Assumptions checklist before trusting output
- Sample observations are independent.
- For mean tests, data are approximately normal or sample size is large enough for robust inference.
- For proportion tests, expected counts under H0 are sufficiently large (n*p0 and n*(1-p0), often at least 5 to 10).
- No severe data collection bias.
Violating assumptions can distort p-values and Type I error rates. If assumptions fail, consider nonparametric methods, exact tests, bootstrap inference, or model-based approaches tailored to your data-generating process.
Type I and Type II errors in context
When you reject H0 incorrectly, that is a Type I error, controlled by α. When you fail to reject H0 despite a true effect, that is a Type II error, denoted β. Power is 1-β and reflects sensitivity to detect meaningful effects. In planning stages, test choice, sample size, and target effect size should be optimized together.

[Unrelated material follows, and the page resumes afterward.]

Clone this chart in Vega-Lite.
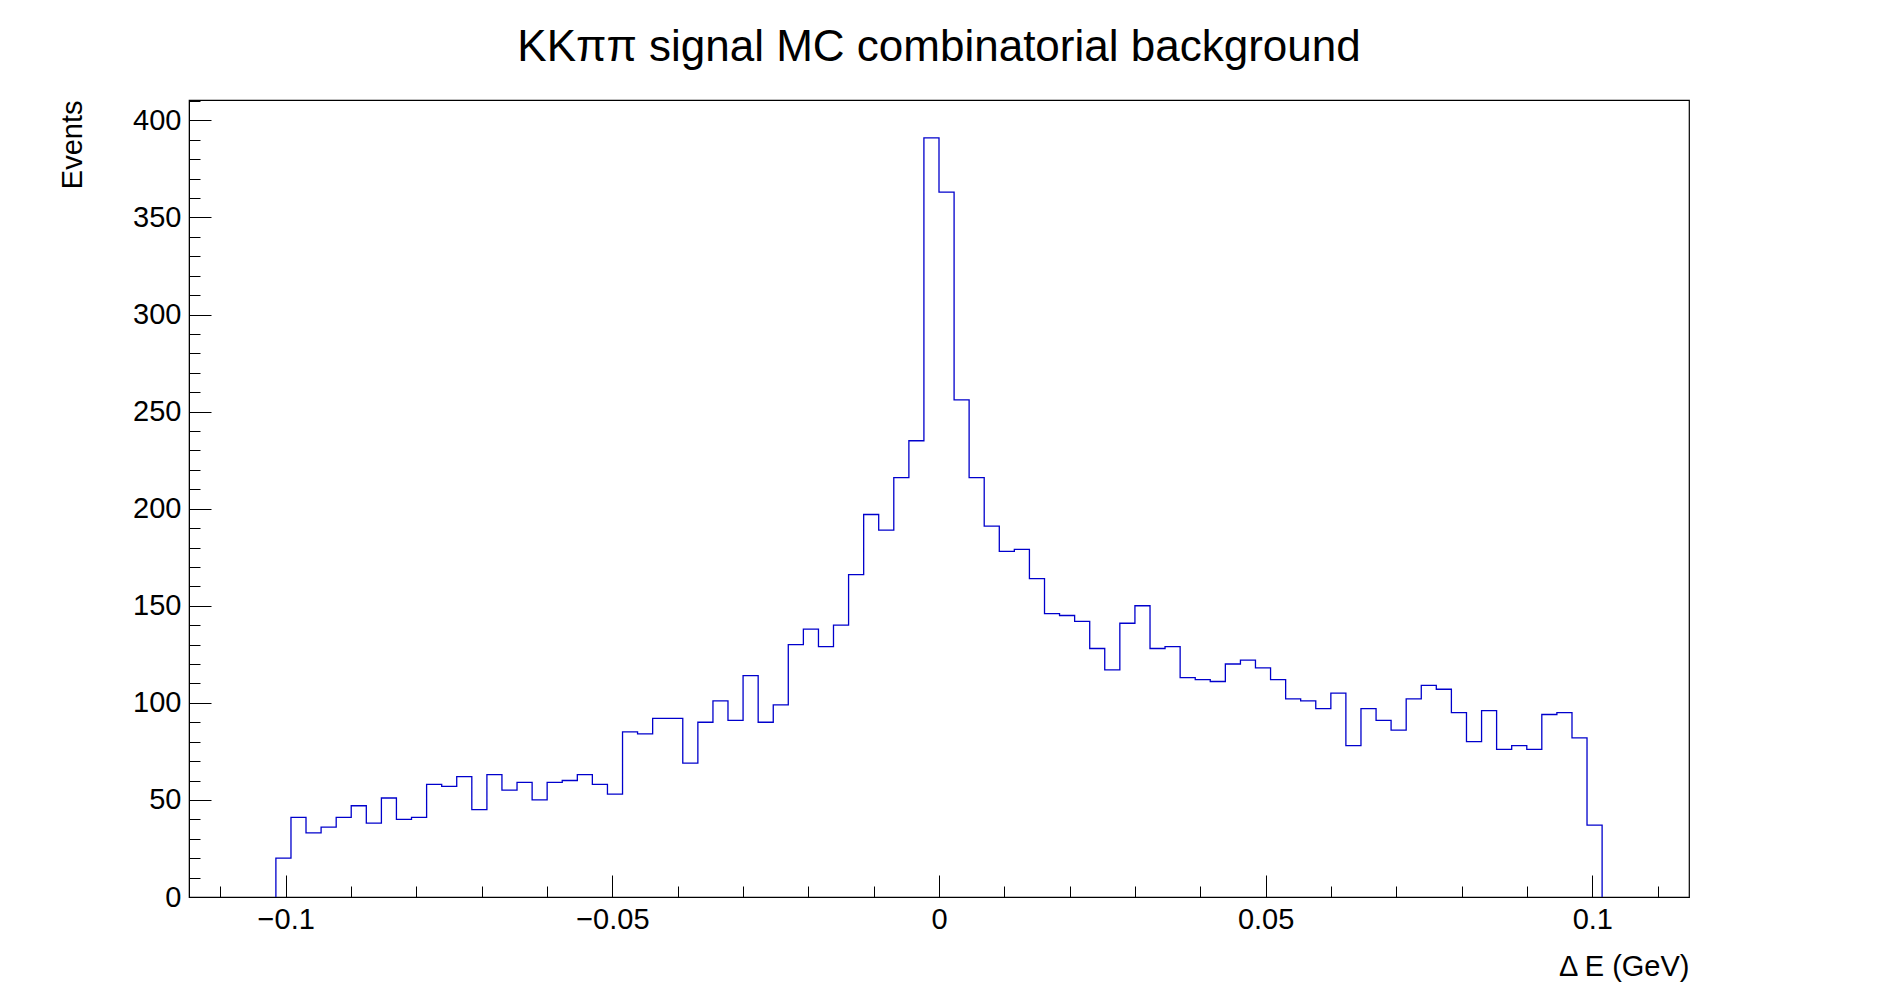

For business analytics, this tradeoff often translates directly to cost. A stricter α (for example 0.01) reduces false positives but can miss true improvements unless you increase sample size. A balanced design links statistical thresholds to operational risk tolerance.
Step-by-step workflow using this calculator
- Select the test family: mean or proportion.
- Set the alternative hypothesis direction before evaluating results.
- Choose α based on risk tolerance (0.05 is common, 0.01 for stricter standards).
- Enter sample metrics and null parameter.
- Click Calculate Hypothesis Test.
- Read test statistic, p-value, critical value, and decision.
- Use the chart to verify whether your statistic falls inside rejection regions.
This visual check is valuable for communication with nontechnical stakeholders. It translates abstract p-value logic into a clear geometric interpretation on the distribution curve.
Authoritative references for deeper study
- NIST/SEMATECH e-Handbook of Statistical Methods (.gov)
- Penn State Online Statistics Program (.edu)
- CDC Principles of Epidemiology: Statistical Inference (.gov)
These resources provide formal definitions, derivations, and practical examples aligned with accepted statistical practice in research, public health, and engineering.
Final takeaway
An alternative hypothesis testing calculator is most useful when paired with clear design choices: pre-specified hypotheses, valid assumptions, and transparent interpretation. Use p-values and critical boundaries as decision tools, not as standalone truth detectors. Combine them with confidence intervals, effect size, and domain context. Done well, hypothesis testing gives you a disciplined, reproducible method for deciding whether observed differences reflect random variation or meaningful underlying change.